STATED EXERCISE » Transcribe the material in full. Nothing should differ except that the pictures are left out.

— START SUPPLIED INFORMATION —

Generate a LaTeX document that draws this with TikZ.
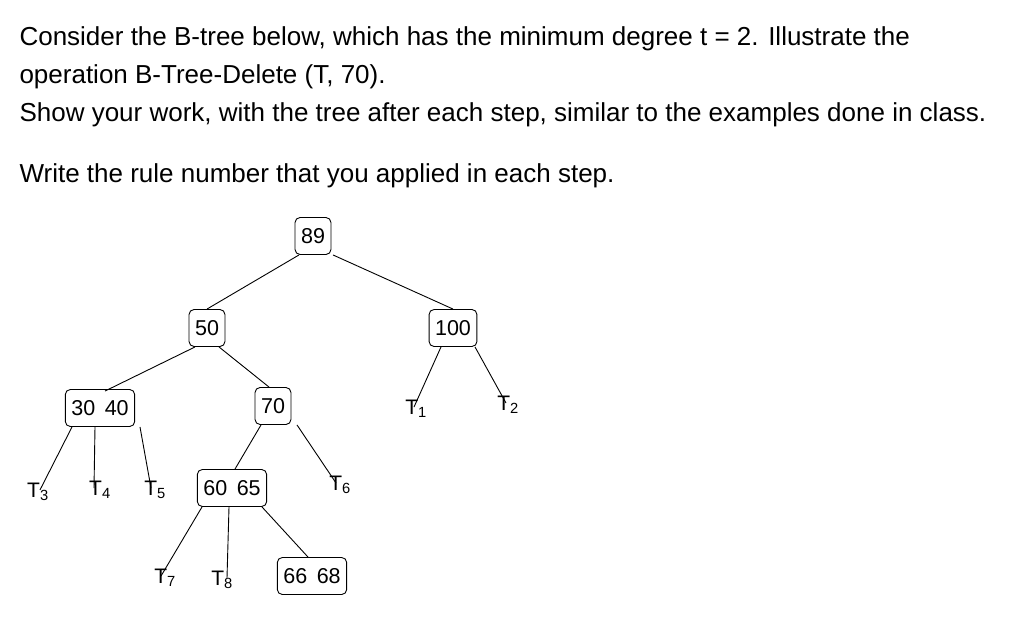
\documentclass[tikz,border=0pt]{standalone}
\usepackage{fontspec}
\setmainfont{Liberation Sans}
\begin{document}
\begin{tikzpicture}[x=1pt,y=-1pt,
  key/.style={draw,rounded corners=5pt,line width=0.9pt,minimum height=37pt,inner xsep=6pt,font=\fontsize{21.5}{24}\selectfont},
  lab/.style={font=\fontsize{21}{24}\selectfont,inner sep=1pt},
  txt/.style={anchor=west,font=\fontsize{26}{30}\selectfont},
  ed/.style={line width=0.9pt}]
\useasboundingbox (0,0) rectangle (1027,621);
\node[txt] (t1) at (16,39) {Consider the B-tree below, which has the minimum degree t = 2. Illustrate the};
\node[txt] (t2) at (16,77) {operation B-Tree-Delete (T, 70).};
\node[txt] (t3) at (16,115) {Show your work, with the tree after each step, similar to the examples done in class.};
\node[txt] (t4) at (16,176) {Write the rule number that you applied in each step.};
\node[key] (n89) at (313,236) {89};
\node[key] (n50) at (207,328) {50};
\node[key] (n100) at (453,328) {100};
\node[key] (n3040) at (100,408) {30\ \,40};
\node[key] (n70) at (273,406) {70};
\node[key] (n6065) at (232,488) {60\ \,65};
\node[key] (n6668) at (312,576) {66\ \,68};
\node[lab] (T1) at (416,409) {T\textsubscript{1}};
\node[lab] (T2) at (508,405) {T\textsubscript{2}};
\node[lab] (T3) at (38,492) {T\textsubscript{3}};
\node[lab] (T4) at (100,490) {T\textsubscript{4}};
\node[lab] (T5) at (155,490) {T\textsubscript{5}};
\node[lab] (T6) at (340,485) {T\textsubscript{6}};
\node[lab] (T7) at (165,578) {T\textsubscript{7}};
\node[lab] (T8) at (222,580) {T\textsubscript{8}};
\draw[ed] ([xshift=-14pt]n89.south) -- (n50.north);
\draw[ed] ([xshift=20pt]n89.south) -- (n100.north);
\draw[ed] ([xshift=-12pt]n50.south) -- ([xshift=5pt,yshift=-2pt]n3040.north);
\draw[ed] ([xshift=12pt]n50.south) -- ([xshift=-4pt]n70.north);
\draw[ed] ([xshift=-12pt]n100.south) -- ([xshift=-2pt,yshift=-8pt]T1.north);
\draw[ed] ([xshift=22pt]n100.south) -- ([xshift=-2pt,yshift=-8pt]T2.north);
\draw[ed] ([xshift=-28pt]n3040.south) -- ([xshift=2pt,yshift=-8pt]T3.north);
\draw[ed] ([xshift=-5pt]n3040.south) -- ([xshift=-6pt,yshift=-8pt]T4.north);
\draw[ed] ([xshift=40pt]n3040.south) -- ([xshift=-4pt,yshift=-8pt]T5.north);
\draw[ed] ([xshift=-12pt]n70.south) -- ([xshift=3pt]n6065.north);
\draw[ed] ([xshift=24pt]n70.south) -- ([xshift=-4pt,yshift=-8pt]T6.north);
\draw[ed] ([xshift=-30pt]n6065.south) -- ([xshift=-4pt,yshift=-8pt]T7.north);
\draw[ed] ([xshift=-3pt]n6065.south) -- ([xshift=5pt,yshift=-8pt]T8.north);
\draw[ed] ([xshift=30pt]n6065.south) -- ([xshift=-4pt]n6668.north);
\end{tikzpicture}
\end{document}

— END SUPPLIED INFORMATION —

RESULT »
Generate a LaTeX document that draws this with TikZ.
\documentclass[tikz,border=0pt]{standalone}
\usepackage{fontspec}
\setmainfont{Liberation Sans}
\begin{document}
\begin{tikzpicture}[x=1pt,y=-1pt,
  key/.style={draw,rounded corners=5pt,line width=0.9pt,minimum height=37pt,inner xsep=6pt,font=\fontsize{21.5}{24}\selectfont},
  lab/.style={font=\fontsize{21}{24}\selectfont,inner sep=1pt},
  txt/.style={anchor=west,font=\fontsize{26}{30}\selectfont},
  ed/.style={line width=0.9pt}]
\useasboundingbox (0,0) rectangle (1027,621);
\node[txt] (t1) at (16,39) {Consider the B-tree below, which has the minimum degree t = 2. Illustrate the};
\node[txt] (t2) at (16,77) {operation B-Tree-Delete (T, 70).};
\node[txt] (t3) at (16,115) {Show your work, with the tree after each step, similar to the examples done in class.};
\node[txt] (t4) at (16,176) {Write the rule number that you applied in each step.};
\node[key] (n89) at (313,236) {89};
\node[key] (n50) at (207,328) {50};
\node[key] (n100) at (453,328) {100};
\node[key] (n3040) at (100,408) {30\ \,40};
\node[key] (n70) at (273,406) {70};
\node[key] (n6065) at (232,488) {60\ \,65};
\node[key] (n6668) at (312,576) {66\ \,68};
\node[lab] (T1) at (416,409) {T\textsubscript{1}};
\node[lab] (T2) at (508,405) {T\textsubscript{2}};
\node[lab] (T3) at (38,492) {T\textsubscript{3}};
\node[lab] (T4) at (100,490) {T\textsubscript{4}};
\node[lab] (T5) at (155,490) {T\textsubscript{5}};
\node[lab] (T6) at (340,485) {T\textsubscript{6}};
\node[lab] (T7) at (165,578) {T\textsubscript{7}};
\node[lab] (T8) at (222,580) {T\textsubscript{8}};
\draw[ed] ([xshift=-14pt]n89.south) -- (n50.north);
\draw[ed] ([xshift=20pt]n89.south) -- (n100.north);
\draw[ed] ([xshift=-12pt]n50.south) -- ([xshift=5pt,yshift=-2pt]n3040.north);
\draw[ed] ([xshift=12pt]n50.south) -- ([xshift=-4pt]n70.north);
\draw[ed] ([xshift=-12pt]n100.south) -- ([xshift=-2pt,yshift=-8pt]T1.north);
\draw[ed] ([xshift=22pt]n100.south) -- ([xshift=-2pt,yshift=-8pt]T2.north);
\draw[ed] ([xshift=-28pt]n3040.south) -- ([xshift=2pt,yshift=-8pt]T3.north);
\draw[ed] ([xshift=-5pt]n3040.south) -- ([xshift=-6pt,yshift=-8pt]T4.north);
\draw[ed] ([xshift=40pt]n3040.south) -- ([xshift=-4pt,yshift=-8pt]T5.north);
\draw[ed] ([xshift=-12pt]n70.south) -- ([xshift=3pt]n6065.north);
\draw[ed] ([xshift=24pt]n70.south) -- ([xshift=-4pt,yshift=-8pt]T6.north);
\draw[ed] ([xshift=-30pt]n6065.south) -- ([xshift=-4pt,yshift=-8pt]T7.north);
\draw[ed] ([xshift=-3pt]n6065.south) -- ([xshift=5pt,yshift=-8pt]T8.north);
\draw[ed] ([xshift=30pt]n6065.south) -- ([xshift=-4pt]n6668.north);
\end{tikzpicture}
\end{document}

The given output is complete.